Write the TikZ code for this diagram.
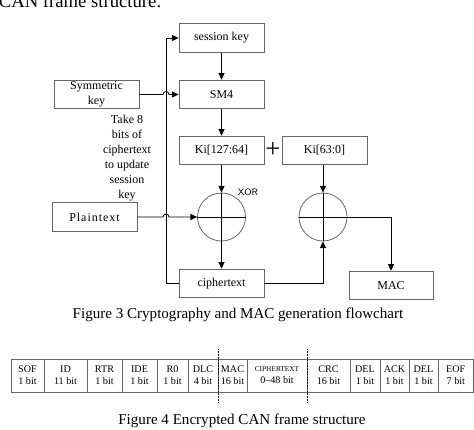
\documentclass[tikz,border=0pt]{standalone}
\usepackage{fontspec}
\setmainfont{Liberation Serif}
\newfontfamily\widefont[LetterSpace=8]{Liberation Serif}
\usetikzlibrary{calc}
\usetikzlibrary{arrows.meta}
\newcommand{\tinyword}[1]{{\fontsize{5.5}{6}\selectfont #1}}

\begin{document}
\begin{tikzpicture}[x=0.75pt,y=-0.75pt,line width=0.6pt,
  box/.style={draw=black!60, minimum width=63.75pt, minimum height=21.5pt, inner sep=0.5pt, align=center, font=\fontsize{9}{11.25}\selectfont},
  xorc/.style={draw=black!60, circle, minimum size=36pt, inner sep=0pt},
  arr/.style={-{Triangle[length=5pt,width=4.5pt]}, black},
  cell/.style={draw=black!60, minimum height=24.75pt, inner sep=0pt, align=center, font=\fontsize{7.6}{9}\selectfont},
  captext/.style={font=\fontsize{11.3}{13}\selectfont}]
\useasboundingbox (0,0) rectangle (474,429);

% text above the flowchart
\node[anchor=base east, font=\fontsize{14}{16}\selectfont] (prev) at (166,7) {CAN frame structure.};

% flowchart
\node[box] (seskey) at (221.5,38) {session key};
\node[box] (symkey) at (96.5,94.5) {Symmetric\\key};
\node[box] (sm4) at (221.5,94.5) {SM4};
\node[box] (kihi) at (221.5,150.5) {Ki[127:64]};
\node[box] (kilo) at (324.5,150.5) {Ki[63:0]};
\node[font=\fontsize{20}{20}\selectfont, inner sep=0pt] (plus) at (273,150) {+};
\node[box, font=\widefont\fontsize{9}{11}\selectfont] (plain) at (94.5,217) {Plaintext};
\node[xorc] (xor1) at (221.5,217) {};
\node[xorc] (xor2) at (323,217) {};
\node[font=\sffamily\fontsize{7}{8}\selectfont] (xorlbl) at (248,192) {XOR};
\node[box] (cipher) at (221.5,283.5) {ciphertext};
\node[box, minimum width=63pt] (mac) at (391,285.5) {MAC};
\node[align=center, font=\fontsize{9}{11.25}\selectfont] (note) at (127,158) {Take 8\\bits of\\ciphertext\\to update\\session\\key};
\coordinate (bus) at (166,0);

\draw[arr] (seskey) -- (sm4);
\draw[arr] (sm4) -- (kihi);
\draw[arr] (kihi) -- (xor1.north);
\draw[arr] (xor1.north) -- (cipher);
\draw (xor1.west) -- (xor1.east);
\draw[arr] (kilo.south -| xor2) -- (xor2.north);
\draw (xor2.north) -- (xor2.south);
\draw (xor2.west) -- (xor2.east);
\draw[arr] (cipher.east) -| (xor2.south);
\draw[arr] (xor2.east) -| (mac.north);
\draw[arr] (cipher.west) -- (cipher.west -| bus) |- (seskey.west);
\draw[arr] (symkey.east) -- ($(symkey.east -| bus)+(-3,0)$) arc[start angle=180, end angle=360, radius=3] -- (sm4.west);
\draw[arr] (plain.east) -- ($(plain.east -| bus)+(-3,0)$) arc[start angle=180, end angle=360, radius=3] -- (xor1.west);

\node[captext, anchor=base] (cap3) at (238,318) {Figure 3 Cryptography and MAC generation flowchart};

% frame fields
\foreach \l/\r/\up/\dn [count=\i] in {11/44/SOF/1 bit, 44/87/ID/11 bit, 87/122/RTR/1 bit,
    122/157/IDE/1 bit, 157/188/R0/1 bit, 188/218/DLC/4 bit, 218/247/MAC/16 bit,
    247/307/\tinyword{CIPHERTEXT}/0--48 bit, 307/350/CRC/16 bit, 350/380/DEL/1 bit,
    380/409/ACK/1 bit, 409/438/DEL/1 bit, 438/473.6/EOF/7 bit} {
  \pgfmathsetmacro{\w}{(\r-\l)*0.75}
  \node[cell, minimum width=\w pt] (f\i) at ({(\l+\r)/2},375.5) {\up\\\dn};
}
\draw[line width=0.9pt, dash pattern=on 1.2pt off 0.9pt] ($(f6.north east)+(0,-10)$) -- ($(f6.south east)+(0,10)$);
\draw[line width=0.9pt, dash pattern=on 1.2pt off 0.9pt] ($(f8.north east)+(0,-10)$) -- ($(f8.south east)+(0,10)$);

\node[captext, anchor=base] (cap4) at (242,424) {Figure 4 Encrypted CAN frame structure};
\end{tikzpicture}
\end{document}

§ **Goal of the exercise**: Make an exact copy of the listing above. Do not include the pictures.

§ **Solution for this problem**:
Write the TikZ code for this diagram.
\documentclass[tikz,border=0pt]{standalone}
\usepackage{fontspec}
\setmainfont{Liberation Serif}
\newfontfamily\widefont[LetterSpace=8]{Liberation Serif}
\usetikzlibrary{calc}
\usetikzlibrary{arrows.meta}
\newcommand{\tinyword}[1]{{\fontsize{5.5}{6}\selectfont #1}}

\begin{document}
\begin{tikzpicture}[x=0.75pt,y=-0.75pt,line width=0.6pt,
  box/.style={draw=black!60, minimum width=63.75pt, minimum height=21.5pt, inner sep=0.5pt, align=center, font=\fontsize{9}{11.25}\selectfont},
  xorc/.style={draw=black!60, circle, minimum size=36pt, inner sep=0pt},
  arr/.style={-{Triangle[length=5pt,width=4.5pt]}, black},
  cell/.style={draw=black!60, minimum height=24.75pt, inner sep=0pt, align=center, font=\fontsize{7.6}{9}\selectfont},
  captext/.style={font=\fontsize{11.3}{13}\selectfont}]
\useasboundingbox (0,0) rectangle (474,429);

% text above the flowchart
\node[anchor=base east, font=\fontsize{14}{16}\selectfont] (prev) at (166,7) {CAN frame structure.};

% flowchart
\node[box] (seskey) at (221.5,38) {session key};
\node[box] (symkey) at (96.5,94.5) {Symmetric\\key};
\node[box] (sm4) at (221.5,94.5) {SM4};
\node[box] (kihi) at (221.5,150.5) {Ki[127:64]};
\node[box] (kilo) at (324.5,150.5) {Ki[63:0]};
\node[font=\fontsize{20}{20}\selectfont, inner sep=0pt] (plus) at (273,150) {+};
\node[box, font=\widefont\fontsize{9}{11}\selectfont] (plain) at (94.5,217) {Plaintext};
\node[xorc] (xor1) at (221.5,217) {};
\node[xorc] (xor2) at (323,217) {};
\node[font=\sffamily\fontsize{7}{8}\selectfont] (xorlbl) at (248,192) {XOR};
\node[box] (cipher) at (221.5,283.5) {ciphertext};
\node[box, minimum width=63pt] (mac) at (391,285.5) {MAC};
\node[align=center, font=\fontsize{9}{11.25}\selectfont] (note) at (127,158) {Take 8\\bits of\\ciphertext\\to update\\session\\key};
\coordinate (bus) at (166,0);

\draw[arr] (seskey) -- (sm4);
\draw[arr] (sm4) -- (kihi);
\draw[arr] (kihi) -- (xor1.north);
\draw[arr] (xor1.north) -- (cipher);
\draw (xor1.west) -- (xor1.east);
\draw[arr] (kilo.south -| xor2) -- (xor2.north);
\draw (xor2.north) -- (xor2.south);
\draw (xor2.west) -- (xor2.east);
\draw[arr] (cipher.east) -| (xor2.south);
\draw[arr] (xor2.east) -| (mac.north);
\draw[arr] (cipher.west) -- (cipher.west -| bus) |- (seskey.west);
\draw[arr] (symkey.east) -- ($(symkey.east -| bus)+(-3,0)$) arc[start angle=180, end angle=360, radius=3] -- (sm4.west);
\draw[arr] (plain.east) -- ($(plain.east -| bus)+(-3,0)$) arc[start angle=180, end angle=360, radius=3] -- (xor1.west);

\node[captext, anchor=base] (cap3) at (238,318) {Figure 3 Cryptography and MAC generation flowchart};

% frame fields
\foreach \l/\r/\up/\dn [count=\i] in {11/44/SOF/1 bit, 44/87/ID/11 bit, 87/122/RTR/1 bit,
    122/157/IDE/1 bit, 157/188/R0/1 bit, 188/218/DLC/4 bit, 218/247/MAC/16 bit,
    247/307/\tinyword{CIPHERTEXT}/0--48 bit, 307/350/CRC/16 bit, 350/380/DEL/1 bit,
    380/409/ACK/1 bit, 409/438/DEL/1 bit, 438/473.6/EOF/7 bit} {
  \pgfmathsetmacro{\w}{(\r-\l)*0.75}
  \node[cell, minimum width=\w pt] (f\i) at ({(\l+\r)/2},375.5) {\up\\\dn};
}
\draw[line width=0.9pt, dash pattern=on 1.2pt off 0.9pt] ($(f6.north east)+(0,-10)$) -- ($(f6.south east)+(0,10)$);
\draw[line width=0.9pt, dash pattern=on 1.2pt off 0.9pt] ($(f8.north east)+(0,-10)$) -- ($(f8.south east)+(0,10)$);

\node[captext, anchor=base] (cap4) at (242,424) {Figure 4 Encrypted CAN frame structure};
\end{tikzpicture}
\end{document}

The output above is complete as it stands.